MOTIVATIONAL GROWTH

PrintE-mail Written by Dominic Cuthbert

VOD REVIEW: MOTIVATIONAL GROWTH / CERT : TBC  / DIRECTOR: DON THACKER / SCREENPLAY: DON THACKER / STARRING: JEFFREY COMBS, ADRIAN DIGIOVANNI, DANIELLE DOETSCH / RELEASE DATE: SEPTEMBER 30TH (VOD)

Don Thacker’s debut feature is early Darren Aronofsky by way of Kevin Smith directing an aborted script by David Cronenberg. Motivational Growth being the idiosyncratic microcosm of Ian Foliver (DiGiovanni), a bearded deadbeat, 16 months into a self-imposed isolation. His primary contact is with his old TV - a family heirloom he’s bizarrely named Kent.

Making it through the first ten minutes is a tall order, but when Ian starts talking to the camera, it’s an altogether more watchable movie. Despite his filthy vest and y-fronts, he’s strangely charismatic, spouting philosophical ramblings and existential thoughts on shitting. It’s an unsettling film, most definitely, but it’s not without humour.
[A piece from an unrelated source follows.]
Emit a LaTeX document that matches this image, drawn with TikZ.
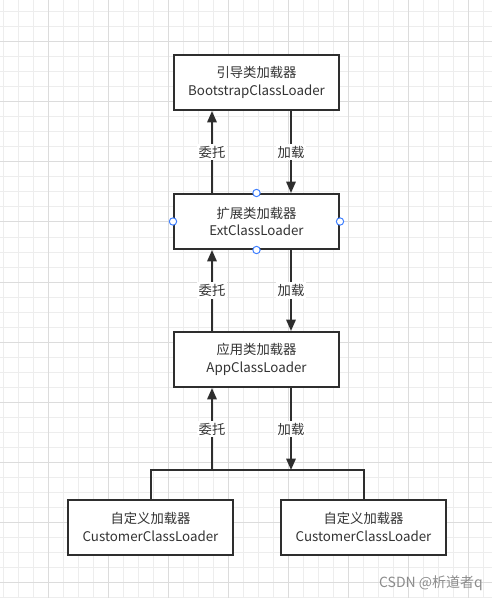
\documentclass[tikz,border=0pt]{standalone}
\usepackage{fontspec}
\setmainfont{Noto Sans CJK SC}
\usetikzlibrary{arrows.meta}

\definecolor{gridminor}{HTML}{EDEDED}
\definecolor{gridmajor}{HTML}{DCDCDC}
\definecolor{handleblue}{HTML}{3D7EFF}

\begin{document}
\begin{tikzpicture}[
    x=0.75pt,
    y=-0.75pt,
    every node/.style={font=\fontsize{10}{13}\selectfont, text=black!80},
    loaderbox/.style={draw=black!82, line width=1.5pt, fill=white, minimum width=123.75pt, minimum height=41.25pt, align=center, inner sep=0pt},
    link/.style={draw=black!82, line width=1.5pt},
    flow/.style={link, -{Triangle[length=8.5pt, width=7pt]}},
    tag/.style={fill=white, inner sep=1.5pt},
    handle/.style={circle, draw=handleblue, fill=white, line width=0.75pt, inner sep=0pt, minimum size=5.5pt}
]
    \useasboundingbox (0,0) rectangle (492,598);
    \fill[white] (0,0) rectangle (492,598);

    % background grid
    \foreach \g in {0,...,32}
        \draw[gridminor, line width=0.75pt] ({3+15*\g},0) -- ({3+15*\g},598);
    \foreach \g in {0,...,39}
        \draw[gridminor, line width=0.75pt] (0,{12+15*\g}) -- (492,{12+15*\g});
    \foreach \g in {0,...,7}
        \draw[gridmajor, line width=0.75pt] ({48+60*\g},0) -- ({48+60*\g},598);
    \foreach \g in {0,...,9}
        \draw[gridmajor, line width=0.75pt] (0,{42+60*\g}) -- (492,{42+60*\g});

    \node[loaderbox] (boot) at (256.5, 82.5) {引导类加载器\\BootstrapClassLoader};
    \node[loaderbox] (ext) at (256.5, 221.5) {扩展类加载器\\ExtClassLoader};
    \node[loaderbox] (app) at (256.5, 359.5) {应用类加载器\\AppClassLoader};
    \node[loaderbox] (custA) at (150.5, 527) {自定义加载器\\CustomerClassLoader};
    \node[loaderbox] (custB) at (363.5, 527) {自定义加载器\\CustomerClassLoader};

    \coordinate (upx) at (212, 0);
    \coordinate (downx) at (291, 0);
    \coordinate (forkL) at (150.5, 470);
    \coordinate (forkR) at (363.5, 470);

    \draw[flow] (upx |- ext.north) to node[tag] {委托} (upx |- boot.south);
    \draw[flow] (downx |- boot.south) to node[tag] {加载} (downx |- ext.north);
    \draw[flow] (upx |- app.north) to node[tag] {委托} (upx |- ext.south);
    \draw[flow] (downx |- ext.south) to node[tag] {加载} (downx |- app.north);

    \draw[link] (custA.north) -- (forkL) -- (forkR) -- (custB.north);
    \draw[flow] (upx |- forkL) to node[tag] {委托} (upx |- app.south);
    \draw[flow] (downx |- app.south) to node[tag] {加载} (downx |- forkL);

    \foreach \a in {north, south, east, west}
        \node[handle] at (ext.\a) {};

    \node[font=\fontsize{10.5}{12}\selectfont, text=black!45] (mark) at (431, 583) {CSDN @析道者q};

\end{tikzpicture}
\end{document}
When Kent breaks down, Ian decides to kill himself. While the suicide is inventive but ultimately unsuccessful, Ian discovers a sentient mould living in his bathroom that makes it his duty to make Ian better. Jeffrey Combs is deliciously devilish as the fatalistic Mould, giving his best Elvis inspired drawl, and the practical effects are show stealing. Under The Mould’s evangelist guidance, Ian cleans up his apartment and personal hygiene, and obsesses over the girl who passes by his door every day.

The film doesn’t follow a traditional structure, instead playing out as a fever dream, filled with deranged characters, seeming to be neither living nor dead. It’s a world where The Mould has Ian eat a trippy mushroom and drink from a demonic looking breast growing out of the wall.
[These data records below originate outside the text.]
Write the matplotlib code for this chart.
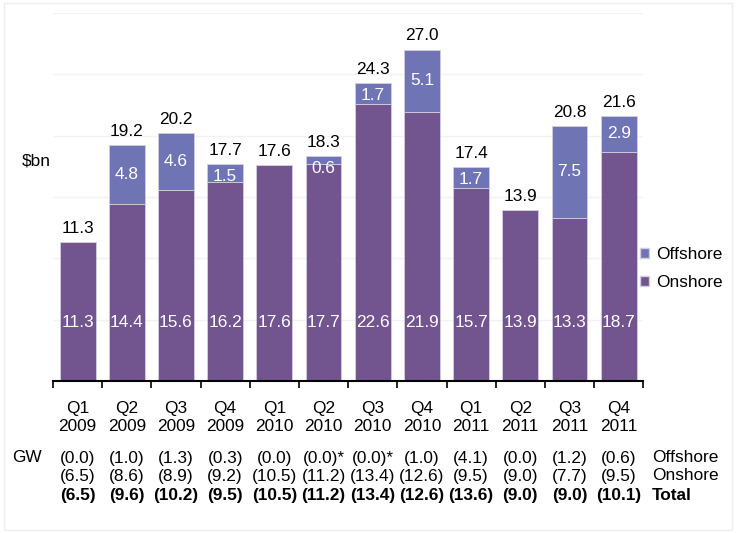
import numpy as np
import matplotlib.pyplot as plt
from matplotlib.patches import Patch, Rectangle

plt.rcParams['font.family'] = ['Liberation Sans', 'DejaVu Sans']

quarters = ['Q1\n2009', 'Q2\n2009', 'Q3\n2009', 'Q4\n2009',
            'Q1\n2010', 'Q2\n2010', 'Q3\n2010', 'Q4\n2010',
            'Q1\n2011', 'Q2\n2011', 'Q3\n2011', 'Q4\n2011']
onshore = [11.3, 14.4, 15.6, 16.2, 17.6, 17.7, 22.6, 21.9, 15.7, 13.9, 13.3, 18.7]
offshore = [0.0, 4.8, 4.6, 1.5, 0.0, 0.6, 1.7, 5.1, 1.7, 0.0, 7.5, 2.9]
totals = [11.3, 19.2, 20.2, 17.7, 17.6, 18.3, 24.3, 27.0, 17.4, 13.9, 20.8, 21.6]

gw_offshore = ['(0.0)', '(1.0)', '(1.3)', '(0.3)', '(0.0)', '(0.0)*', '(0.0)*',
               '(1.0)', '(4.1)', '(0.0)', '(1.2)', '(0.6)']
gw_onshore = ['(6.5)', '(8.6)', '(8.9)', '(9.2)', '(10.5)', '(11.2)', '(13.4)',
              '(12.6)', '(9.5)', '(9.0)', '(7.7)', '(9.5)']
gw_total = ['(6.5)', '(9.6)', '(10.2)', '(9.5)', '(10.5)', '(11.2)', '(13.4)',
            '(12.6)', '(13.6)', '(9.0)', '(9.0)', '(10.1)']

c_on = '#72548f'
c_off = '#6e74b4'
edge = '#d4cde0'
fs = 12.4

fig = plt.figure(figsize=(7.36, 5.33), dpi=100)
ax = fig.add_axes([0.072, 0.285, 0.802, 0.691])

x = np.arange(len(quarters))
ax.bar(x, onshore, width=0.73, color=c_on, edgecolor=edge, linewidth=0.6, zorder=2)
ax.bar(x, offshore, width=0.73, bottom=onshore, color=c_off, edgecolor=edge,
       linewidth=0.6, zorder=2)

for i in range(len(x)):
    ax.text(x[i], 4.8, f'{onshore[i]:.1f}', ha='center', va='center',
            color='white', fontsize=fs, zorder=3)
    if offshore[i] > 0:
        top = onshore[i] + offshore[i]
        ax.text(x[i], min(onshore[i] + offshore[i] / 2, top - 1.0), f'{offshore[i]:.1f}',
                ha='center', va='center', color='white', fontsize=fs, zorder=3)
    ax.text(x[i], totals[i] + 0.5, f'{totals[i]:.1f}', ha='center', va='bottom',
            color='black', fontsize=fs, zorder=3)

ax.set_xlim(-0.5, len(x) - 0.5)
ax.set_ylim(0, 30)
ax.set_yticks(np.arange(0, 31, 5))
ax.yaxis.grid(True, color='#f2f2f2', linewidth=1, zorder=0)
ax.set_axisbelow(True)
ax.tick_params(axis='y', length=0, labelleft=False)
for s in ['top', 'right', 'left']:
    ax.spines[s].set_visible(False)
ax.spines['bottom'].set_linewidth(1.5)

ax.set_xticks(np.arange(-0.5, len(x), 1.0))
ax.set_xticklabels([])
ax.tick_params(axis='x', which='major', direction='out', length=5, width=1.2)
ax.set_xticks(x, minor=True)
ax.set_xticklabels(quarters, minor=True, fontsize=fs, linespacing=1.3)
ax.tick_params(axis='x', which='minor', length=0, pad=14)

tr = ax.get_xaxis_transform()
rows = [(gw_offshore, 'normal', -0.209), (gw_onshore, 'normal', -0.258),
        (gw_total, 'bold', -0.310)]
for vals, wt, yy in rows:
    for i, v in enumerate(vals):
        ax.text(x[i], yy, v, transform=tr, ha='center', va='center',
                fontsize=fs, fontweight=wt, clip_on=False)

fig.text(0.886, 0.141, 'Offshore', ha='left', va='center', fontsize=fs)
fig.text(0.886, 0.107, 'Onshore', ha='left', va='center', fontsize=fs)
fig.text(0.886, 0.071, 'Total', ha='left', va='center', fontsize=fs, fontweight='bold')
fig.text(0.037, 0.141, 'GW', ha='center', va='center', fontsize=fs)
fig.text(0.049, 0.697, '$bn', ha='center', va='center', fontsize=fs)

handles = [Patch(facecolor=c_off, edgecolor=edge), Patch(facecolor=c_on, edgecolor=edge)]
ax.legend(handles, ['Offshore', 'Onshore'], loc='center left',
          bbox_to_anchor=(0.968, 0.305), frameon=False, fontsize=fs,
          handlelength=0.55, handleheight=0.55, handletextpad=0.4, labelspacing=0.75)

fig.patches.append(Rectangle((0.006, 0.006), 0.988, 0.988, transform=fig.transFigure,
                             fill=False, edgecolor='#eeeeee', linewidth=1))

fig.savefig('out.png', dpi=100)
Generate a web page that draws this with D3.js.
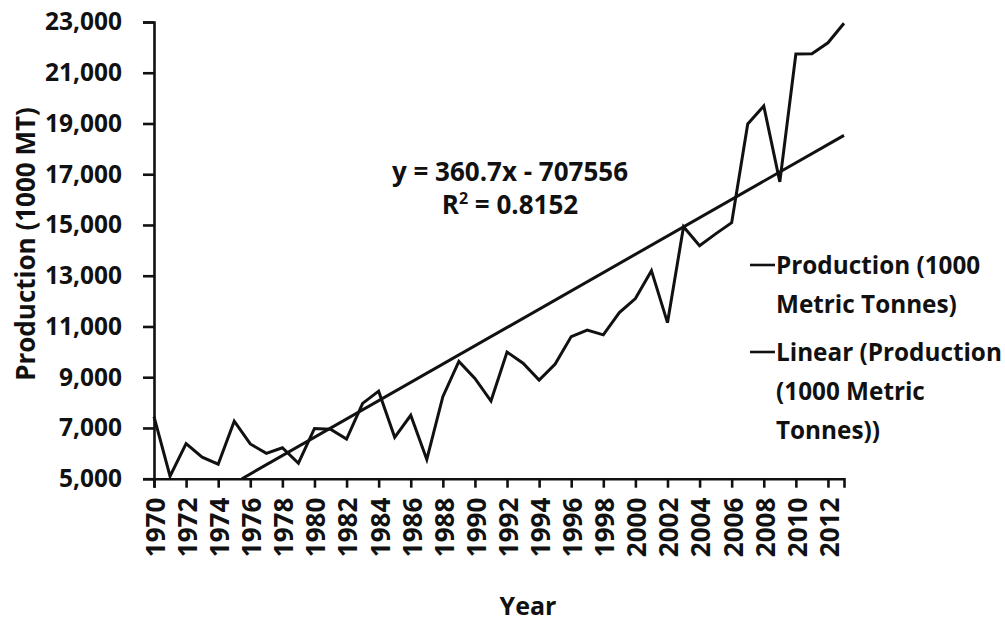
<!DOCTYPE html>
<html>
<head>
<meta charset="utf-8">
<script src="https://cdn.jsdelivr.net/npm/d3@7"></script>
<style>
  html, body { margin: 0; padding: 0; background: #fff; }
  svg { display: block; }
  text { font-family: "Open Sans", "DejaVu Sans", sans-serif; font-weight: 700; fill: #111; }
</style>
</head>
<body>
<svg id="chart" width="1005" height="624"></svg>
<script>
// Annual production, 1000 metric tonnes
const years = d3.range(1970, 2014);
const production = [
  7450, 5100, 6380, 5850, 5570, 7270, 6370, 6000, 6220, 5610,
  6980, 6950, 6560, 7970, 8450, 6630, 7500, 5760, 8230, 9620,
  8950, 8060, 9990, 9550, 8890, 9520, 10600, 10860, 10670, 11550,
  12100, 13200, 11150, 14930, 14180, 14650, 15090, 18980, 19690, 16700,
  21740, 21750, 22180, 22950
];

// Least-squares trend: y = slope * year + intercept
const trendSlope = 360.7;
const trendIntercept = -707556;
const trendR2 = 0.8152;

const yTicks = [5000, 7000, 9000, 11000, 13000, 15000, 17000, 19000, 21000, 23000];
const xTicks = d3.range(1970, 2013, 2);

const legendLines = [
  ["Production (1000", "Metric Tonnes)"],
  ["Linear (Production", "(1000 Metric", "Tonnes))"]
];

const svg = d3.select("#chart");
const plotLeft = 154, plotRight = 844, plotTop = 22, plotBottom = 478.7;
const ink = "#111";

const x = d3.scaleLinear().domain([1970, 2013]).range([plotLeft, plotRight]);
const y = d3.scaleLinear().domain([5000, 23000]).range([plotBottom, plotTop]);

// Y axis
const yAxis = svg.append("g")
  .attr("transform", `translate(${plotLeft},0)`)
  .call(d3.axisLeft(y).tickValues(yTicks).tickSize(11).tickPadding(21)
    .tickFormat(d3.format(",")));
yAxis.selectAll("text").style("font-size", "24.5px");

// X axis
const xAxis = svg.append("g")
  .attr("transform", `translate(0,${plotBottom})`)
  .call(d3.axisBottom(x).tickValues(xTicks).tickSize(9).tickPadding(0)
    .tickFormat(d3.format("d")));
xAxis.selectAll("text")
  .style("font-size", "26px")
  .attr("text-anchor", "end")
  .attr("dy", "0.36em")
  .attr("transform", "translate(1,19) rotate(-90)")
  .attr("x", 0).attr("y", 0);

svg.selectAll(".domain, .tick line")
  .attr("stroke", ink).attr("stroke-width", 2.6);

// Production series
const line = d3.line().x((d, i) => x(years[i])).y(d => y(d));
svg.append("path")
  .datum(production)
  .attr("fill", "none")
  .attr("stroke", ink)
  .attr("stroke-width", 3)
  .attr("stroke-linejoin", "miter")
  .attr("d", line);

// Linear trend, clipped at the bottom of the value axis
const trendAt = yr => trendSlope * yr + trendIntercept;
const trendStart = Math.max(1970, (y.domain()[0] - trendIntercept) / trendSlope);
const trendPts = [trendStart, 2013];
svg.append("path")
  .datum(trendPts)
  .attr("fill", "none")
  .attr("stroke", ink)
  .attr("stroke-width", 3)
  .attr("d", d3.line().x(d => x(d)).y(d => y(trendAt(d))));

// Trend equation
const eq = svg.append("g").attr("text-anchor", "middle").style("font-size", "26px");
eq.append("text").attr("x", 510).attr("y", 181)
  .text(`y = ${trendSlope}x - ${Math.abs(trendIntercept)}`);
const r2 = eq.append("text").attr("x", 510).attr("y", 214);
r2.append("tspan").text("R");
r2.append("tspan").attr("dy", -10).style("font-size", "16px").text("2");
r2.append("tspan").attr("dy", 10).text(` = ${trendR2}`);

// Axis titles
svg.append("text")
  .attr("transform", "translate(35,244) rotate(-90)")
  .attr("text-anchor", "middle")
  .style("font-size", "26px")
  .text("Production (1000 MT)");
svg.append("text")
  .attr("x", 528).attr("y", 615)
  .attr("text-anchor", "middle")
  .style("font-size", "25px")
  .text("Year");

// Legend
const legend = svg.append("g").style("font-size", "24.3px");
const legendTop = [265, 352];
legendLines.forEach((rows, k) => {
  const yy = legendTop[k];
  legend.append("line")
    .attr("x1", 750).attr("x2", 775)
    .attr("y1", yy).attr("y2", yy)
    .attr("stroke", ink).attr("stroke-width", 2.6);
  rows.forEach((row, j) => {
    legend.append("text")
      .attr("x", 776).attr("y", yy + j * 39)
      .attr("dy", "0.35em")
      .text(row);
  });
});
</script>
</body>
</html>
For those weaned on the NES, the score is going to be a delight, though it does get tedious quickly. There’s also the odd bit of animation thrown into the mix, which looks like it's playing on a Gameboy Colour. Make no mistake, this is very much a gamers' movie; the strange narrative and Ian’s seemingly endless lives give you the impression that you’re watching someone give a strange indie game a go.

Motivational Growth would have worked better as a series of weekly shorts released online, but as a whole film, it doesn’t quite work. The unconventional narrative, however, is worth applauding, experiments are worth the gamble, and Thacker is surely one to keep an eye on.